Regia di Zhang Yimou vedi scheda film
Anche la terra ha le sue onde e si chiamano dune. E anche il tempo ha i suoi granelli di sabbia e si chiamano secondi. E il deserto diventa questo luogo metafisico di passaggio, che si attraversa, come la vita, dove nulla è destinato a durare e deve continuare a mutare. Uno spazio indistinto, anonimo, che unisce aree di una mappa imprecisata, che dovrebbe essere la Cina in un periodo in cui Mao era ancora vivo e la sua rivoluzione culturale in atto.
Il cinema come propaganda e educazione ma anche come reale forma di intrattenimento popolare, il film appartiene alla gente, alle masse, per esso è creato e adesso è rivolto. E questa appartenenza è rappresentata dalla sala cinematografica di un piccolo paese dove un proiezionista si ritrova a fare i conti con una bobina ingarbugliata e sporca, da ripulire, stendere, asciugare, riavvolgere. Da trattare con cura. Come qualcosa di prezioso.
E le vicende parallele di un evaso e di una bambina, che si contengono e vengono uniti da un pezzo di pellicola che passa fra le loro mani, due esseri partecipi della stessa solitudine, sporchi, in balia di una miseria che li avvolge e li spinge ad andare avanti. Per incontrarsi. E conoscersi.
C’è qualcosa di programmatico e artificiale nella poesia visiva di Zhang Yimou, qualcosa che si vorrebbe toccare senza riuscirci. Forse il cuore dello spettatore.

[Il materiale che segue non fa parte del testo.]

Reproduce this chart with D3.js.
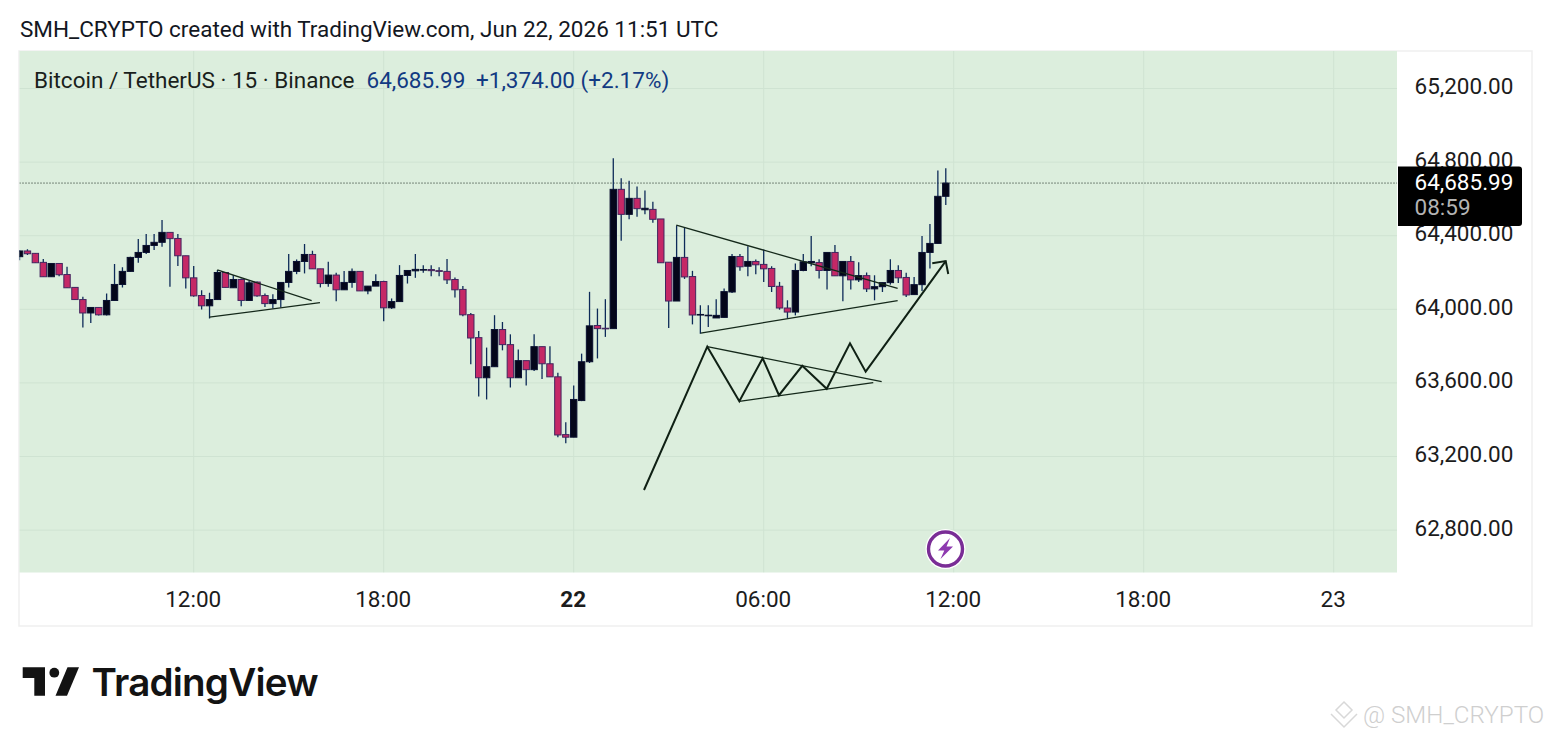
<!DOCTYPE html>
<html><head><meta charset="utf-8">
<script src="https://cdn.jsdelivr.net/npm/d3@7/dist/d3.min.js"></script>
<style>
html,body{margin:0;padding:0;background:#fff;overflow:hidden}
svg{display:block}
text{font-family:Roboto,sans-serif}
</style></head><body>
<svg id="c" width="1551" height="739"></svg>
<script>
const opens=[64286,64317,64304,64255,64177,64249,64189,64119,64053,63980,64010,63970,64048,64135,64206,64282,64309,64347,64364,64418,64385,64291,64171,64075,64019,64053,64200,64117,64162,64048,64148,64075,64031,64053,64146,64206,64260,64298,64220,64140,64186,64106,64146,64206,64100,64126,64151,64008,64042,64184,64209,64214,64216,64210,64206,64162,64108,63971,63846,63628,63688,63890,63808,63628,63721,63672,63797,63704,63633,63319,63305,63504,63715,63912,63897,63895,64652,64516,64603,64541,64543,64491,64256,64045,64282,64178,63969,63966,63953,63956,64094,64287,64234,64260,64244,64222,64125,64007,63985,64211,64252,64254,64211,64309,64182,64260,64160,64183,64111,64123,64145,64211,64173,64080,64134,64309,64358,64614];
const highs=[64322,64326,64304,64273,64249,64249,64231,64119,64068,64010,64013,64086,64246,64228,64286,64382,64409,64409,64485,64418,64409,64291,64235,64104,64090,64213,64200,64186,64168,64155,64151,64086,64082,64149,64300,64271,64355,64318,64220,64258,64198,64208,64222,64206,64126,64191,64155,64059,64240,64211,64300,64240,64240,64228,64273,64173,64126,63980,63882,63792,63968,63931,63864,63781,63721,63864,63797,63799,63655,63386,63586,63759,64095,64004,64055,64821,64712,64698,64667,64645,64585,64491,64256,64456,64445,64209,64022,64022,64055,64113,64300,64300,64343,64271,64325,64234,64149,64049,64249,64300,64398,64272,64309,64349,64260,64289,64256,64200,64185,64145,64272,64240,64198,64176,64398,64463,64754,64767];
const lows=[64267,64295,64253,64177,64177,64180,64117,64050,63901,63926,63966,63966,64046,64119,64204,64253,64300,64322,64340,64122,64235,64113,64068,63999,63950,64050,64119,64117,64017,64046,64068,64013,64004,64010,64119,64191,64195,64220,64119,64122,64044,64106,64117,64100,64082,64126,63935,64002,64042,64140,64171,64198,64180,64180,64137,64064,63962,63701,63526,63510,63688,63777,63575,63628,63586,63664,63621,63633,63305,63272,63305,63501,63708,63733,63850,63895,64373,64489,64503,64516,64471,64253,63898,64045,64165,63918,63867,63904,63953,63956,64089,64209,64180,64191,64149,64094,63998,63953,63967,64207,64234,64167,64107,64182,64044,64107,64149,64094,64049,64094,64134,64143,64067,64080,64100,64222,64358,64567];
const closes=[64317,64302,64253,64177,64249,64188,64117,64053,63980,64010,63970,64048,64135,64206,64282,64309,64347,64364,64418,64384,64291,64171,64073,64019,64053,64200,64119,64162,64048,64144,64073,64031,64053,64146,64206,64260,64298,64220,64140,64186,64106,64146,64206,64100,64126,64151,64008,64042,64184,64211,64217,64216,64210,64206,64160,64106,63970,63844,63628,63688,63890,63808,63628,63721,63672,63797,63704,63633,63317,63305,63510,63715,63910,63895,63894,64652,64516,64603,64547,64549,64489,64253,64045,64282,64176,63969,63972,63968,63967,64096,64287,64231,64260,64242,64220,64124,64007,63985,64211,64258,64260,64211,64309,64182,64260,64160,64183,64111,64123,64145,64211,64171,64078,64134,64309,64358,64614,64685.99];
const lastPrice=64685.99;
const priceTicks=[65200,64800,64400,64000,63600,63200,62800];
const timeTickLabels=["12:00","18:00","22","06:00","12:00","18:00","23"];
// annotation drawings: bar position and price
const zigBars=[78.88,86.87,90.92,93.87,95.93,98.87,101.96,104.9,106.88,116.99];
const zigPrices=[63018,63797,63500,63734,63533,63693,63568,63815,63661,64262];
const headBars=[115.29,116.99,117.31];
const headPrices=[64250,64262,64192];
const trendBars=[[86.87,108.9],[90.92,107.84],[82.96,110.92],[86.04,110.92],[24.98,36.9],[23.97,37.95]];
const trendPrices=[[63797,63607],[63500,63601],[64457,64114],[63871,64047],[64214,64047],[63957,64036]];

const H=3600e3, BAR=15*60e3;
const t0=Date.UTC(2026,5,21,6,30);
const barTime=i=>new Date(t0+i*BAR);
const noon21=Date.UTC(2026,5,21,12), noon22=Date.UTC(2026,5,22,12);
const x=d3.scaleUtc().domain([new Date(noon21),new Date(noon22)]).range([193.7,953.7]);
const y=d3.scaleLinear().domain([64000,65200]).range([309.3,88.5]);
const timeTicks=[12,18,24,30,36,42,48].map(h=>new Date(Date.UTC(2026,5,21)+h*H));

const L=19.5,R=1397,T=51,B=572.5;
const svg=d3.select("#c");
svg.append("defs").append("clipPath").attr("id","pane").append("rect").attr("x",L).attr("y",T).attr("width",R-L).attr("height",B-T);
svg.append("rect").attr("x",19).attr("y",51).attr("width",1513).attr("height",575).attr("fill","#fff").attr("stroke","#efefef").attr("stroke-width",1.5);
svg.append("rect").attr("x",L).attr("y",T).attr("width",R-L).attr("height",B-T).attr("fill","#dceedd");

const pane=svg.append("g").attr("clip-path","url(#pane)");
pane.selectAll(".gx").data(timeTicks).join("line").attr("x1",d=>x(d)).attr("x2",d=>x(d)).attr("y1",T).attr("y2",B).attr("stroke","#cfe3d2");
pane.selectAll(".gy").data(priceTicks).join("line").attr("x1",L).attr("x2",R).attr("y1",d=>y(d)).attr("y2",d=>y(d)).attr("stroke","#cfe3d2");
pane.append("line").attr("x1",L).attr("x2",R).attr("y1",y(lastPrice)).attr("y2",y(lastPrice)).attr("stroke","#0f1f16").attr("stroke-dasharray","1 2");

const idx=d3.range(opens.length);
const PINK="#c52866",DARK="#04061a",WICK="#0d2a58";
pane.selectAll(".w").data(idx).join("line").attr("x1",i=>x(barTime(i))).attr("x2",i=>x(barTime(i))).attr("y1",i=>y(highs[i])).attr("y2",i=>y(lows[i])).attr("stroke",WICK).attr("stroke-width",1.3);
pane.selectAll(".b").data(idx).join("rect")
 .attr("x",i=>x(barTime(i))-3.2).attr("width",6.4)
 .attr("y",i=>y(Math.max(opens[i],closes[i])))
 .attr("height",i=>Math.max(0.6,Math.abs(y(opens[i])-y(closes[i]))))
 .attr("fill",i=>closes[i]>=opens[i]?DARK:PINK)
 .attr("stroke",i=>closes[i]>=opens[i]?"#0a1030":"#43265f").attr("stroke-width",1);

const ln=d3.line().x(d=>x(barTime(d[0]))).y(d=>y(d[1]));
trendBars.forEach((b,k)=>{
  pane.append("path").attr("d",ln(b.map((v,j)=>[v,trendPrices[k][j]]))).attr("fill","none").attr("stroke","#14281a").attr("stroke-width",1.3);
});
pane.append("path").attr("d",ln(zigBars.map((v,j)=>[v,zigPrices[j]]))).attr("fill","none").attr("stroke","#0f2014").attr("stroke-width",2);
pane.append("path").attr("d",ln(headBars.map((v,j)=>[v,headPrices[j]]))).attr("fill","none").attr("stroke","#0f2014").attr("stroke-width",2);

// bolt badge
const bg=svg.append("g").attr("transform","translate(945.5,549)");
bg.append("circle").attr("r",20).attr("fill","#fff");
bg.append("circle").attr("r",17).attr("fill","#fff").attr("stroke","#7a2d96").attr("stroke-width",3.4);
bg.append("path").attr("d","M4.5,-11 L-7.5,1.5 L-1.2,1.5 L-5,10 L7.5,-2.5 L1,-2.5 Z").attr("fill","#8e3ab0");

// axes
const ay=d3.axisRight(y).tickValues(priceTicks).tickSize(0).tickPadding(0).tickFormat(d3.format(",.2f"));
const gy=svg.append("g").attr("transform","translate(1414.5,-2.2)").call(ay);
gy.select(".domain").remove();
gy.selectAll("text").attr("font-size",22.5).attr("fill","#1c1c1c").attr("font-family","Roboto,sans-serif");

const ax=d3.axisBottom(x).tickValues(timeTicks).tickSize(0).tickPadding(0).tickFormat((d,i)=>timeTickLabels[i]);
const gx=svg.append("g").attr("transform","translate(-1,591.5)").call(ax);
gx.select(".domain").remove();
gx.selectAll("text").attr("font-size",22.5).attr("fill","#1c1c1c").attr("font-family","Roboto,sans-serif")
  .attr("font-weight",(d,i)=>i===2?700:400);

// price tag
const tagY=y(lastPrice);
svg.append("path").attr("d",`M1398,${tagY-16.5} H1519 a3,3 0 0 1 3,3 V${tagY+40} a3,3 0 0 1 -3,3 H1398 Z`).attr("fill","#000");
svg.append("text").attr("x",1414.5).attr("y",tagY+6.5).attr("font-size",22.5).attr("fill","#fff").text(d3.format(",.2f")(lastPrice));
svg.append("text").attr("x",1414.5).attr("y",tagY+32).attr("font-size",22.5).attr("fill","#b3b3b3").text("08:59");

// titles
svg.append("text").attr("x",20).attr("y",37).attr("font-size",22.5).attr("fill","#131722").text("SMH_CRYPTO created with TradingView.com, Jun 22, 2026 11:51 UTC");
svg.append("text").attr("x",34).attr("y",88).attr("font-size",22.5).attr("fill","#1a1f1c").text("Bitcoin / TetherUS · 15 · Binance");
svg.append("text").attr("x",366.5).attr("y",88).attr("font-size",22.5).attr("fill","#123a82").text("64,685.99");
svg.append("text").attr("x",476).attr("y",88).attr("font-size",22.5).attr("fill","#123a82").text("+1,374.00 (+2.17%)");

// logo
const lg=svg.append("g").attr("fill","#131313");
lg.append("path").attr("d","M22.7,667.3 H45 V695.7 H34.3 V678 H22.7 Z");
lg.append("circle").attr("cx",54.3).attr("cy",672.7).attr("r",4.9);
lg.append("path").attr("d","M67.5,667.3 H79 L67,695.7 H55.5 Z");
svg.append("text").attr("x",91.5).attr("y",696).attr("font-size",38.6).attr("font-weight",600).attr("fill","#131313").style("font-family","Inter,sans-serif").attr("letter-spacing",-0.8).text("TradingView");

// watermark
const wm=svg.append("g").attr("fill","none").attr("stroke","#d8d8d8").attr("stroke-width",1.5);
wm.append("path").attr("d","M1344,702 L1352,710 L1344,718 L1336,710 Z");
wm.append("path").attr("d","M1331,714 L1344,727 L1357,714");
svg.append("text").attr("x",1363).attr("y",723).attr("font-size",24.2).attr("font-weight",300).attr("fill","#cfcfcf").text("@ SMH_CRYPTO");
</script>
</body></html>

Una messinscena che alterna quadri corali e proletari a figure singole, a volte solitarie fra le dune, altre in movimento, per i vicoli del paese e le strade polverose. E una pellicola tagliata, proiettata in un loop artigianale, un solo fotogramma come un ricordo smarrito, un solo secondo da rivedere in silenzio e poi neanche più quello, perché ogni cosa svanisce nell’attimo stesso in cui l’abbiamo guardata. E infine amata.